# SUPPLIED DATA start

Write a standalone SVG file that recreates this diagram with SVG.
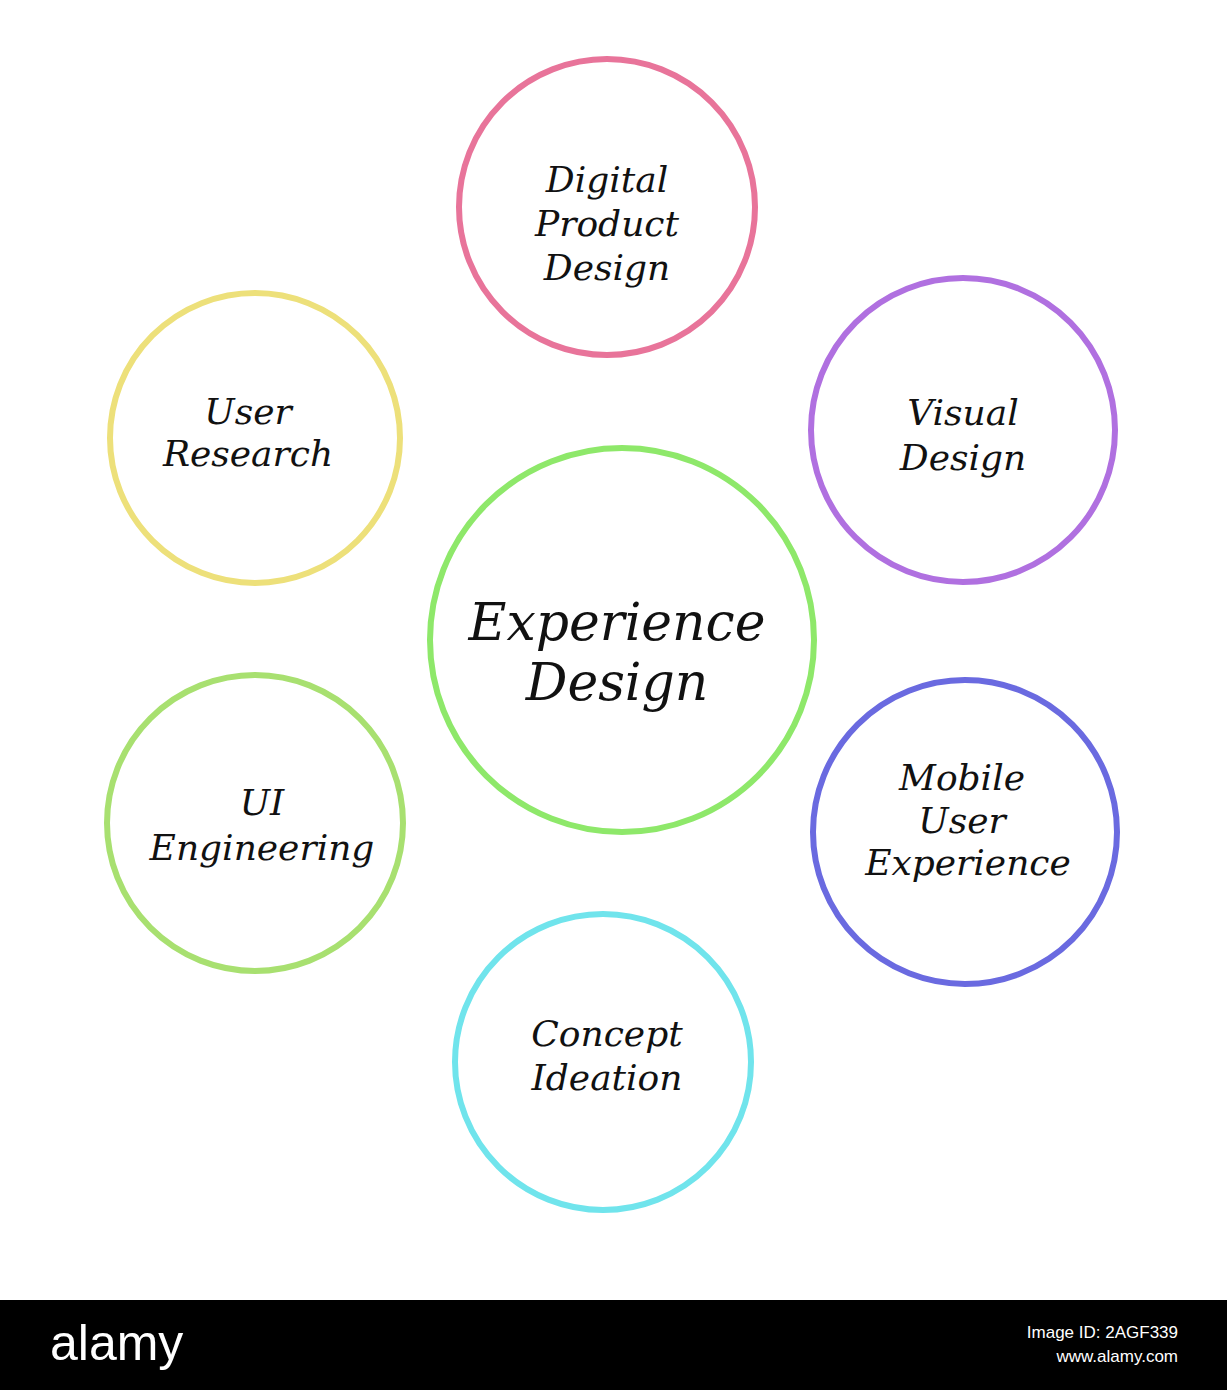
<svg xmlns="http://www.w3.org/2000/svg" width="1227" height="1390" viewBox="0 0 1227 1390">
<style>
.c{fill:none;stroke-width:6}
.t{font-family:"DejaVu Serif","Liberation Serif",serif;font-style:italic;font-size:36px;fill:#111;text-anchor:middle}
.big{font-size:52px}
</style>
<rect width="1227" height="1390" fill="#fff"/>
<g id="n-digital"><circle class="c" cx="607" cy="207" r="148" stroke="#e8749a"/><text class="t" x="607" y="192">Digital</text><text class="t" x="607" y="236">Product</text><text class="t" x="607" y="280">Design</text></g>
<g id="n-visual"><circle class="c" cx="963" cy="430" r="152" stroke="#b070e0"/><text class="t" x="963" y="425">Visual</text><text class="t" x="963" y="470">Design</text></g>
<g id="n-user"><circle class="c" cx="255" cy="438" r="145" stroke="#ede07a"/><text class="t" x="248" y="424">User</text><text class="t" x="248" y="466">Research</text></g>
<g id="n-center"><circle class="c" cx="622" cy="640" r="192" stroke="#8ee86a" stroke-width="7"/><text class="t big" x="617" y="640">Experience</text><text class="t big" x="617" y="700">Design</text></g>
<g id="n-ui"><circle class="c" cx="255" cy="823" r="148" stroke="#a8e070"/><text class="t" x="262" y="815">UI</text><text class="t" x="262" y="860">Engineering</text></g>
<g id="n-mobile"><circle class="c" cx="965" cy="832" r="152" stroke="#6a6ae0"/><text class="t" x="962" y="790">Mobile</text><text class="t" x="962" y="833">User</text><text class="t" x="968" y="875">Experience</text></g>
<g id="n-concept"><circle class="c" cx="603" cy="1062" r="148" stroke="#70e4ec"/><text class="t" x="607" y="1046">Concept</text><text class="t" x="607" y="1090">Ideation</text></g>
<g id="connectors"></g>
<rect x="0" y="1300" width="1227" height="90" fill="#000"/>
<text x="50" y="1360" font-family="Liberation Sans,sans-serif" font-size="50" fill="#fff">alamy</text>
<text x="1178" y="1338" font-family="Liberation Sans,sans-serif" font-size="17" fill="#fff" text-anchor="end">Image ID: 2AGF339</text>
<text x="1178" y="1362" font-family="Liberation Sans,sans-serif" font-size="17" fill="#fff" text-anchor="end">www.alamy.com</text>
</svg>
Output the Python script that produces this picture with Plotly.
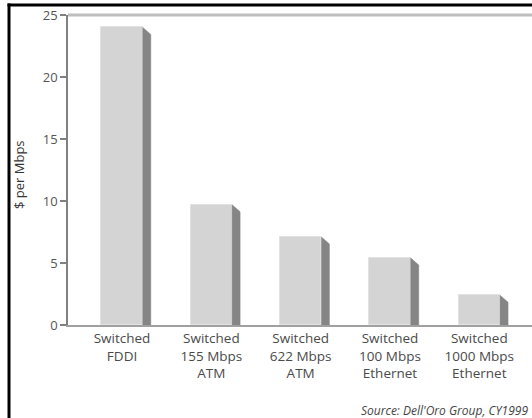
import plotly.graph_objects as go

categories = ["Switched<br>FDDI", "Switched<br>155 Mbps<br>ATM", "Switched<br>622 Mbps<br>ATM",
              "Switched<br>100 Mbps<br>Ethernet", "Switched<br>1000 Mbps<br>Ethernet"]
values = [24.0, 9.7, 7.1, 5.4, 2.4]
y_ticks = [0, 5, 10, 15, 20, 25]

W, H = 532, 418
ML, MR, MT, MB = 68, 0, 15, 93
plot_w = W - ML - MR
plot_h = H - MT - MB

x_range = [-0.605, 4.59]
y_range = [0, 25]
px_per_x = plot_w / (x_range[1] - x_range[0])
px_per_y = plot_h / (y_range[1] - y_range[0])

bar_w = 41.5 / px_per_x
side_dx = 8 / px_per_x
side_dy = 7 / px_per_y

xs = list(range(len(values)))

fig = go.Figure()
fig.add_trace(go.Bar(
    x=xs, y=values, width=bar_w,
    marker=dict(color="#d4d4d4", line=dict(color="#e2e2e2", width=1)),
    hoverinfo="skip", showlegend=False,
))

sx, sy = [], []
for x, v in zip(xs, values):
    r = x + bar_w / 2
    sx += [r, r + side_dx, r + side_dx, r, r, None]
    sy += [v, v - side_dy, 0, 0, v, None]
fig.add_trace(go.Scatter(
    x=sx, y=sy, mode="lines", fill="toself", fillcolor="#858585",
    line=dict(color="#858585", width=0.5), hoverinfo="skip", showlegend=False,
))

def px_to_paper_x(px):
    return (px - ML) / plot_w

def py_to_paper_y(py):
    return (H - MB - py) / plot_h

font_family = "Open Sans, Lato, sans-serif"

fig.update_layout(
    width=W, height=H,
    margin=dict(l=ML, r=MR, t=MT, b=MB, pad=0),
    paper_bgcolor="white", plot_bgcolor="white",
    font=dict(family=font_family, color="#555555", size=12),
    bargap=0,
    xaxis=dict(
        range=x_range, tickmode="array", tickvals=xs, ticktext=categories,
        showline=True, linecolor="#a0a0a0", linewidth=2, ticks="",
        showgrid=False, zeroline=False, fixedrange=True,
        tickfont=dict(size=13.5, color="#4a4a4a", family=font_family),
    ),
    yaxis=dict(
        range=y_range, tickmode="array", tickvals=y_ticks,
        showline=True, linecolor="#808080", linewidth=1.5,
        ticks="outside", ticklen=6, tickcolor="#808080", tickwidth=1.5,
        showgrid=False, zeroline=False, fixedrange=True,
        tickfont=dict(size=13, color="#555555", family=font_family),
    ),
    shapes=[
        dict(type="line", xref="paper", yref="paper", x0=0, x1=1, y0=1, y1=1,
             line=dict(color="#bdbdbd", width=3)),
        dict(type="line", xref="paper", yref="paper",
             x0=px_to_paper_x(9), x1=px_to_paper_x(9),
             y0=py_to_paper_y(H), y1=py_to_paper_y(3.5),
             line=dict(color="black", width=3)),
        dict(type="line", xref="paper", yref="paper",
             x0=px_to_paper_x(7.5), x1=1,
             y0=py_to_paper_y(5), y1=py_to_paper_y(5),
             line=dict(color="black", width=3)),
    ],
    annotations=[
        dict(text="$ per Mbps", xref="paper", yref="paper",
             x=px_to_paper_x(19), y=py_to_paper_y(175), textangle=-90,
             showarrow=False, xanchor="center", yanchor="middle",
             font=dict(size=13, color="#333333", family=font_family)),
        dict(text="<i>Source: Dell'Oro Group, CY1999</i>", xref="paper", yref="paper",
             x=px_to_paper_x(530), y=py_to_paper_y(410), showarrow=False,
             xanchor="right", yanchor="middle",
             font=dict(size=12, color="#444444", family=font_family)),
    ],
)

fig.write_html("out.html", config={"displayModeBar": False})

# SUPPLIED DATA end

All of the records need repeating exactly, except for the pictures.

OUTPUT OF THE TASK:
Write a standalone SVG file that recreates this diagram with SVG.
<svg xmlns="http://www.w3.org/2000/svg" width="1227" height="1390" viewBox="0 0 1227 1390">
<style>
.c{fill:none;stroke-width:6}
.t{font-family:"DejaVu Serif","Liberation Serif",serif;font-style:italic;font-size:36px;fill:#111;text-anchor:middle}
.big{font-size:52px}
</style>
<rect width="1227" height="1390" fill="#fff"/>
<g id="n-digital"><circle class="c" cx="607" cy="207" r="148" stroke="#e8749a"/><text class="t" x="607" y="192">Digital</text><text class="t" x="607" y="236">Product</text><text class="t" x="607" y="280">Design</text></g>
<g id="n-visual"><circle class="c" cx="963" cy="430" r="152" stroke="#b070e0"/><text class="t" x="963" y="425">Visual</text><text class="t" x="963" y="470">Design</text></g>
<g id="n-user"><circle class="c" cx="255" cy="438" r="145" stroke="#ede07a"/><text class="t" x="248" y="424">User</text><text class="t" x="248" y="466">Research</text></g>
<g id="n-center"><circle class="c" cx="622" cy="640" r="192" stroke="#8ee86a" stroke-width="7"/><text class="t big" x="617" y="640">Experience</text><text class="t big" x="617" y="700">Design</text></g>
<g id="n-ui"><circle class="c" cx="255" cy="823" r="148" stroke="#a8e070"/><text class="t" x="262" y="815">UI</text><text class="t" x="262" y="860">Engineering</text></g>
<g id="n-mobile"><circle class="c" cx="965" cy="832" r="152" stroke="#6a6ae0"/><text class="t" x="962" y="790">Mobile</text><text class="t" x="962" y="833">User</text><text class="t" x="968" y="875">Experience</text></g>
<g id="n-concept"><circle class="c" cx="603" cy="1062" r="148" stroke="#70e4ec"/><text class="t" x="607" y="1046">Concept</text><text class="t" x="607" y="1090">Ideation</text></g>
<g id="connectors"></g>
<rect x="0" y="1300" width="1227" height="90" fill="#000"/>
<text x="50" y="1360" font-family="Liberation Sans,sans-serif" font-size="50" fill="#fff">alamy</text>
<text x="1178" y="1338" font-family="Liberation Sans,sans-serif" font-size="17" fill="#fff" text-anchor="end">Image ID: 2AGF339</text>
<text x="1178" y="1362" font-family="Liberation Sans,sans-serif" font-size="17" fill="#fff" text-anchor="end">www.alamy.com</text>
</svg>
Output the Python script that produces this picture with Plotly.
import plotly.graph_objects as go

categories = ["Switched<br>FDDI", "Switched<br>155 Mbps<br>ATM", "Switched<br>622 Mbps<br>ATM",
              "Switched<br>100 Mbps<br>Ethernet", "Switched<br>1000 Mbps<br>Ethernet"]
values = [24.0, 9.7, 7.1, 5.4, 2.4]
y_ticks = [0, 5, 10, 15, 20, 25]

W, H = 532, 418
ML, MR, MT, MB = 68, 0, 15, 93
plot_w = W - ML - MR
plot_h = H - MT - MB

x_range = [-0.605, 4.59]
y_range = [0, 25]
px_per_x = plot_w / (x_range[1] - x_range[0])
px_per_y = plot_h / (y_range[1] - y_range[0])

bar_w = 41.5 / px_per_x
side_dx = 8 / px_per_x
side_dy = 7 / px_per_y

xs = list(range(len(values)))

fig = go.Figure()
fig.add_trace(go.Bar(
    x=xs, y=values, width=bar_w,
    marker=dict(color="#d4d4d4", line=dict(color="#e2e2e2", width=1)),
    hoverinfo="skip", showlegend=False,
))

sx, sy = [], []
for x, v in zip(xs, values):
    r = x + bar_w / 2
    sx += [r, r + side_dx, r + side_dx, r, r, None]
    sy += [v, v - side_dy, 0, 0, v, None]
fig.add_trace(go.Scatter(
    x=sx, y=sy, mode="lines", fill="toself", fillcolor="#858585",
    line=dict(color="#858585", width=0.5), hoverinfo="skip", showlegend=False,
))

def px_to_paper_x(px):
    return (px - ML) / plot_w

def py_to_paper_y(py):
    return (H - MB - py) / plot_h

font_family = "Open Sans, Lato, sans-serif"

fig.update_layout(
    width=W, height=H,
    margin=dict(l=ML, r=MR, t=MT, b=MB, pad=0),
    paper_bgcolor="white", plot_bgcolor="white",
    font=dict(family=font_family, color="#555555", size=12),
    bargap=0,
    xaxis=dict(
        range=x_range, tickmode="array", tickvals=xs, ticktext=categories,
        showline=True, linecolor="#a0a0a0", linewidth=2, ticks="",
        showgrid=False, zeroline=False, fixedrange=True,
        tickfont=dict(size=13.5, color="#4a4a4a", family=font_family),
    ),
    yaxis=dict(
        range=y_range, tickmode="array", tickvals=y_ticks,
        showline=True, linecolor="#808080", linewidth=1.5,
        ticks="outside", ticklen=6, tickcolor="#808080", tickwidth=1.5,
        showgrid=False, zeroline=False, fixedrange=True,
        tickfont=dict(size=13, color="#555555", family=font_family),
    ),
    shapes=[
        dict(type="line", xref="paper", yref="paper", x0=0, x1=1, y0=1, y1=1,
             line=dict(color="#bdbdbd", width=3)),
        dict(type="line", xref="paper", yref="paper",
             x0=px_to_paper_x(9), x1=px_to_paper_x(9),
             y0=py_to_paper_y(H), y1=py_to_paper_y(3.5),
             line=dict(color="black", width=3)),
        dict(type="line", xref="paper", yref="paper",
             x0=px_to_paper_x(7.5), x1=1,
             y0=py_to_paper_y(5), y1=py_to_paper_y(5),
             line=dict(color="black", width=3)),
    ],
    annotations=[
        dict(text="$ per Mbps", xref="paper", yref="paper",
             x=px_to_paper_x(19), y=py_to_paper_y(175), textangle=-90,
             showarrow=False, xanchor="center", yanchor="middle",
             font=dict(size=13, color="#333333", family=font_family)),
        dict(text="<i>Source: Dell'Oro Group, CY1999</i>", xref="paper", yref="paper",
             x=px_to_paper_x(530), y=py_to_paper_y(410), showarrow=False,
             xanchor="right", yanchor="middle",
             font=dict(size=12, color="#444444", family=font_family)),
    ],
)

fig.write_html("out.html", config={"displayModeBar": False})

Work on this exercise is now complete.